Pièce d’Auto P&L souhaite également poursuivre, si la phase d’essais se révèle concluante. « Si ça va bien et que ça permet d’améliorer le service, nous serions capables d’aller plus loin encore. Nous avons trois magasins, donc nous pourrions déplacer du courrier interne entre les trois, par exemple », mentionne Robin Miousse.

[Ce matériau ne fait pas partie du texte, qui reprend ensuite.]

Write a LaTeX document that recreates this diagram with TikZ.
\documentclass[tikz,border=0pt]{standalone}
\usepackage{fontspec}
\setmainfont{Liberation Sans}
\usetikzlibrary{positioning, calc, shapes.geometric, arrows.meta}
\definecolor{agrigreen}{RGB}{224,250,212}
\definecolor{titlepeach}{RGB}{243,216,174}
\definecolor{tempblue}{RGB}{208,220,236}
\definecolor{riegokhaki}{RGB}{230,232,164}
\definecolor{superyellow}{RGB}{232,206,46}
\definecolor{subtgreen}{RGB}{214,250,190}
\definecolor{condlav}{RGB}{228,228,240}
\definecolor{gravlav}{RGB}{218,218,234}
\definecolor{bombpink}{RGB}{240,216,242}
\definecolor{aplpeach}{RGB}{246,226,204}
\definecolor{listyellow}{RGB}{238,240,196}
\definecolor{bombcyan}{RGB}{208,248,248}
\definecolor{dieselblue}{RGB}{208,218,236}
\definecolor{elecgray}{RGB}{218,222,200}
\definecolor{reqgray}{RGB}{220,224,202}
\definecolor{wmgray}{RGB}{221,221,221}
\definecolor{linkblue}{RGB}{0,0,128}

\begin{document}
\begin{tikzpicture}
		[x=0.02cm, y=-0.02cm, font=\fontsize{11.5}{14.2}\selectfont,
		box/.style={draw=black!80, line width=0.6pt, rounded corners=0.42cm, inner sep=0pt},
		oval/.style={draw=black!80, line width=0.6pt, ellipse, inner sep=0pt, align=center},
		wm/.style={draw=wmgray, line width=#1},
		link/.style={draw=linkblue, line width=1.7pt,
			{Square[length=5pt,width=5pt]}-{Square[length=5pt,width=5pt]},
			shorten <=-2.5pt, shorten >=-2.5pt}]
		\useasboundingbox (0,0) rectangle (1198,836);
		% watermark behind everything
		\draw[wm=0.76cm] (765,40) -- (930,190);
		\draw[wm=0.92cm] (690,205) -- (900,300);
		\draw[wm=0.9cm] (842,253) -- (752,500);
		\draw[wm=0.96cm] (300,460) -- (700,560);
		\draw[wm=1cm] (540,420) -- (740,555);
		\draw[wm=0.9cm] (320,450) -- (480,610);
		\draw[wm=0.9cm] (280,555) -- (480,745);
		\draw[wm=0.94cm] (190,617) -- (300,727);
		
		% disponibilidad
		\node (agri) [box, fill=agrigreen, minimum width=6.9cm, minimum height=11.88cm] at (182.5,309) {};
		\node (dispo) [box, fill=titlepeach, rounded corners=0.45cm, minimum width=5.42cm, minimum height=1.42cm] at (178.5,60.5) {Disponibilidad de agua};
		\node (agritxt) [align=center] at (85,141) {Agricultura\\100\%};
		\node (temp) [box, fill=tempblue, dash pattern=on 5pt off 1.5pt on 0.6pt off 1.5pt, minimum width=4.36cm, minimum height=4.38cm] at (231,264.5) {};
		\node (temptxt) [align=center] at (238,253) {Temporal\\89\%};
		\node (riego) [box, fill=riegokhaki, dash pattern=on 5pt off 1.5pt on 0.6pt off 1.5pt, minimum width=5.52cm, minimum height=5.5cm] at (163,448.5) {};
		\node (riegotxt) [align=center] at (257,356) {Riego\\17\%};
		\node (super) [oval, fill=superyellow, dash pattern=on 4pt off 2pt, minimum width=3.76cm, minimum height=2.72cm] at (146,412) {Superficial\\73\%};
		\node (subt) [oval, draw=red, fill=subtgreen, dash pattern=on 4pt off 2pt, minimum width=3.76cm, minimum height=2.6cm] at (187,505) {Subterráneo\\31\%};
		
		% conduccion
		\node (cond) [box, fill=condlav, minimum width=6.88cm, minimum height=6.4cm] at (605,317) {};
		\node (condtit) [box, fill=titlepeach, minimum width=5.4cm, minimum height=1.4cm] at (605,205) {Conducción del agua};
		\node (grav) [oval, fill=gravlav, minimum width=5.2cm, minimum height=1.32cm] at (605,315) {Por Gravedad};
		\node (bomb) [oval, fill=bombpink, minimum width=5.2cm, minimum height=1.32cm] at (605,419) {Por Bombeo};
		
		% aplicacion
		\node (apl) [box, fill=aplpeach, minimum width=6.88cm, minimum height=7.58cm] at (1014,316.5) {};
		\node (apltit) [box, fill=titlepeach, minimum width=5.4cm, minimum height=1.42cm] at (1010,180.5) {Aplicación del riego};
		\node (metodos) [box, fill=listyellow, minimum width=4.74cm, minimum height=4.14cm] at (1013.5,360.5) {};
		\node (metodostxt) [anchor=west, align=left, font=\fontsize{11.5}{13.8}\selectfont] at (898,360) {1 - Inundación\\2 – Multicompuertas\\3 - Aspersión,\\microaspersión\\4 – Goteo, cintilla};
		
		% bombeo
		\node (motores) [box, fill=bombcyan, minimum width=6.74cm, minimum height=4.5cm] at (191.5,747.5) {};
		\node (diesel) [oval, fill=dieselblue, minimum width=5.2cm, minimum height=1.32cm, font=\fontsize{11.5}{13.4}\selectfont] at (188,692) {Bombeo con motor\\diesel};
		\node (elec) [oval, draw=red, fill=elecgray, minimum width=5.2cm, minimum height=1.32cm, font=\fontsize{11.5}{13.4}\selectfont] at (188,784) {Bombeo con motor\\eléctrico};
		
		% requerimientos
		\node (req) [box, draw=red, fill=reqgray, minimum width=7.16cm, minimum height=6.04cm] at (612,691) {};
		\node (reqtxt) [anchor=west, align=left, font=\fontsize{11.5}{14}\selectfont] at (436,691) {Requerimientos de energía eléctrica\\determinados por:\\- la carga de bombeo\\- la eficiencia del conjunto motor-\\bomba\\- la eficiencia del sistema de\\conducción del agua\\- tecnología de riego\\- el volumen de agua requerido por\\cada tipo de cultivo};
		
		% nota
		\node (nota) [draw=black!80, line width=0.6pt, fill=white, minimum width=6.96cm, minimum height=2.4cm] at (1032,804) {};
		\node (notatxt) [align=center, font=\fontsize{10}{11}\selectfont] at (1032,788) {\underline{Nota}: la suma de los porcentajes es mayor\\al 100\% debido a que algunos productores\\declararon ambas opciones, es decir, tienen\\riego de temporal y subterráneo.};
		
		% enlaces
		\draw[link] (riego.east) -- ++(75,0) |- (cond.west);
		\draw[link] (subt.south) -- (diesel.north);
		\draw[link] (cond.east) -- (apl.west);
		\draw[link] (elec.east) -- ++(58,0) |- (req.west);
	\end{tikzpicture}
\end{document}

Même si plusieurs clients intéressés sont de l’extérieur de la région, Martin St-Gelais désire conserver le siège social de l’entreprise à Saguenay. « Je veux vraiment développer ici une entreprise qui a l’expertise pour implanter le service chez le client. […] Le modèle est encore à déterminer pour l’expansion à plus grande échelle », relate Martin St-Gelais, qui compte notamment sur le soutien d’Innovation 02 et de Promotion Saguenay pour le développement de son projet. 

Transport Canada

Ayant fait ses débuts dans le monde de l’aviation, l’entrepreneur vient jumeler cette expertise à celle acquise à titre de propriétaire d’un garage. « À la base, il faut communiquer avec les gens de Transport Canada à Ottawa, donc ça demeure un peu plus complexe à développer comme entreprise. » Il y a en effet de nombreux critères et paramètres à respecter pour faire voler un drone, encore plus lorsqu’il s’agit d’une activité commerciale. Par exemple, il est interdit de faire voler un drone en zone résidentielle, sauf autorisation précise, mais il est possible d’emprunter des couloirs au-dessus des voies ferrées, des autoroutes, etc. 

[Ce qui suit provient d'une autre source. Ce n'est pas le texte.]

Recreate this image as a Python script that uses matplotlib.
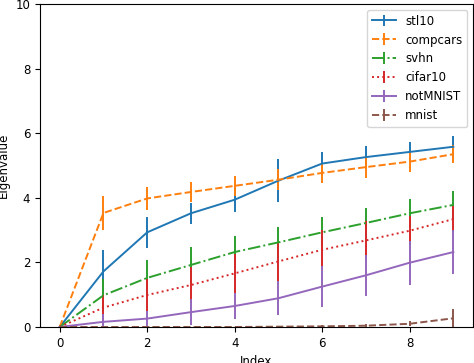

Selon Martin St-Gelais, l’organisme réglementaire fédéral est assez ouvert à collaborer avec des gens sérieux pour développer le secteur des drones. « Ils ont besoin de projets comme le mien pour peaufiner la réglementation actuelle ou même la modifier. Ils sont ouverts, ils sont rendus là, mais c’est très clair qu’ils ne veulent pas commencer à livrer des pizzas dans des résidences, par exemple. Ils désirent y aller graduellement », révèle-t-il. 

M. St-Gelais rappelle que des projets comme le sien permettent de mettre des choses en place, de les tester et de voir quels sont les défis et les embûches. « Il y a toute l’acceptation sociale aussi qu’il faut prendre en compte », ajoute-t-il.